• _What is asked_: Where a line in the listing contains the string "matplotlib", copy that line out.

• _Collected material_:
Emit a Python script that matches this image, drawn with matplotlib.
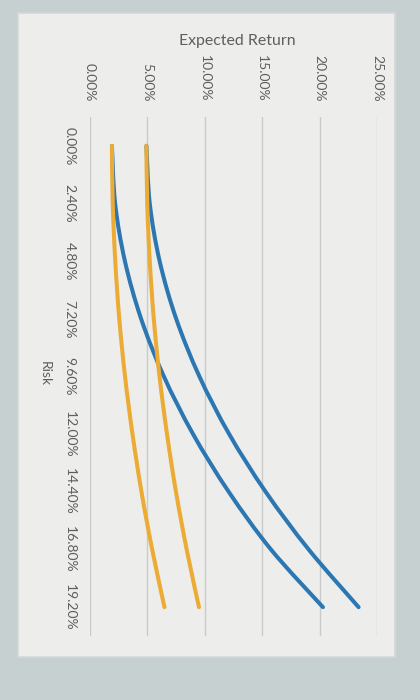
import matplotlib
matplotlib.use("Agg")
import matplotlib.pyplot as plt
from matplotlib.path import Path
from matplotlib.patches import PathPatch, Rectangle
from matplotlib.ticker import FuncFormatter

# risk (%) categories and expected return (%) for each curve
risk = [0.0, 2.4, 4.8, 7.2, 9.6, 12.0, 14.4, 16.8, 19.2]
orange_low = [1.95, 2.02, 2.24, 2.59, 3.09, 3.74, 4.52, 5.45, 6.52]
orange_high = [4.95, 5.02, 5.24, 5.59, 6.09, 6.74, 7.52, 8.45, 9.52]
blue_low = [1.95, 2.23, 3.08, 4.49, 6.47, 9.01, 12.11, 15.78, 20.30]
blue_high = [4.95, 5.24, 6.10, 7.54, 9.56, 12.15, 15.32, 19.06, 23.40]
return_ticks = [0, 5, 10, 15, 20, 25]

ORANGE = "#EBAB34"
BLUE = "#2C77B1"
TEXT = "#5E5E5E"
GRID = "#CACACA"

plt.rcParams["font.family"] = ["Lato", "DejaVu Sans"]


def smooth_line(ax, xs, ys, color, z):
    # excel style smoothed line, drawn as bezier segments
    pts = list(zip(xs, ys))
    verts = [pts[0]]
    codes = [Path.MOVETO]
    n = len(pts)
    for i in range(n - 1):
        p0 = pts[i - 1] if i > 0 else pts[i]
        p1 = pts[i]
        p2 = pts[i + 1]
        p3 = pts[i + 2] if i + 2 < n else pts[i + 1]
        c1 = (p1[0] + (p2[0] - p0[0]) / 6, p1[1] + (p2[1] - p0[1]) / 6)
        c2 = (p2[0] - (p3[0] - p1[0]) / 6, p2[1] - (p3[1] - p1[1]) / 6)
        verts += [c1, c2, p2]
        codes += [Path.CURVE4] * 3
    patch = PathPatch(Path(verts, codes), facecolor="none", edgecolor=color,
                      lw=2.9, capstyle="round", joinstyle="round", zorder=z)
    ax.add_patch(patch)


fig = plt.figure(figsize=(4.2, 7), dpi=100)
fig.patch.set_facecolor("#C6D0D0")

# chart area of the screenshot
fig.patches.append(Rectangle((18 / 420, 1 - 657 / 700), 377 / 420, 644 / 700,
                             transform=fig.transFigure, facecolor="#EDEDEB",
                             edgecolor="#D6D8D8", lw=1.2, zorder=-5))

ax = fig.add_axes([89.5 / 420, 1 - 636 / 700, 287.5 / 420, 519 / 700])
ax.set_facecolor("none")
ax.set_zorder(2)
ax.set_xlim(0, 25)
ax.set_ylim(20.4, -1.2)

for s in ax.spines.values():
    s.set_visible(False)

ax.set_xticks(return_ticks)
ax.set_yticks(risk)
ax.grid(axis="x", color=GRID, lw=1.0)
ax.xaxis.tick_top()
ax.xaxis.set_major_formatter(FuncFormatter(lambda v, p: f"{v:.2f}%"))
ax.yaxis.set_major_formatter(FuncFormatter(lambda v, p: f"{v:.2f}%"))
ax.tick_params(axis="x", length=0, pad=11, labelsize=10, colors=TEXT, labelrotation=-90)
ax.tick_params(axis="y", length=0, pad=10, labelsize=10, colors=TEXT, labelrotation=-90)
for lab in ax.get_yticklabels():
    lab.set_va("center")

smooth_line(ax, blue_low, risk, BLUE, 3)
smooth_line(ax, blue_high, risk, BLUE, 3)
smooth_line(ax, orange_low, risk, ORANGE, 4)
smooth_line(ax, orange_high, risk, ORANGE, 4)

fig.text(237.5 / 420, 1 - 41.5 / 700, "Expected Return", ha="center", va="center",
         fontsize=11.4, color=TEXT)
fig.text(45 / 420, 1 - 374 / 700, "Risk", ha="center", va="center",
         fontsize=10, color=TEXT, rotation=-90)

fig.savefig("out.png", dpi=100, facecolor=fig.get_facecolor())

• _Final result_:
Emit a Python script that matches this image, drawn with matplotlib.
import matplotlib
matplotlib.use("Agg")
import matplotlib.pyplot as plt
from matplotlib.path import Path
from matplotlib.patches import PathPatch, Rectangle
from matplotlib.ticker import FuncFormatter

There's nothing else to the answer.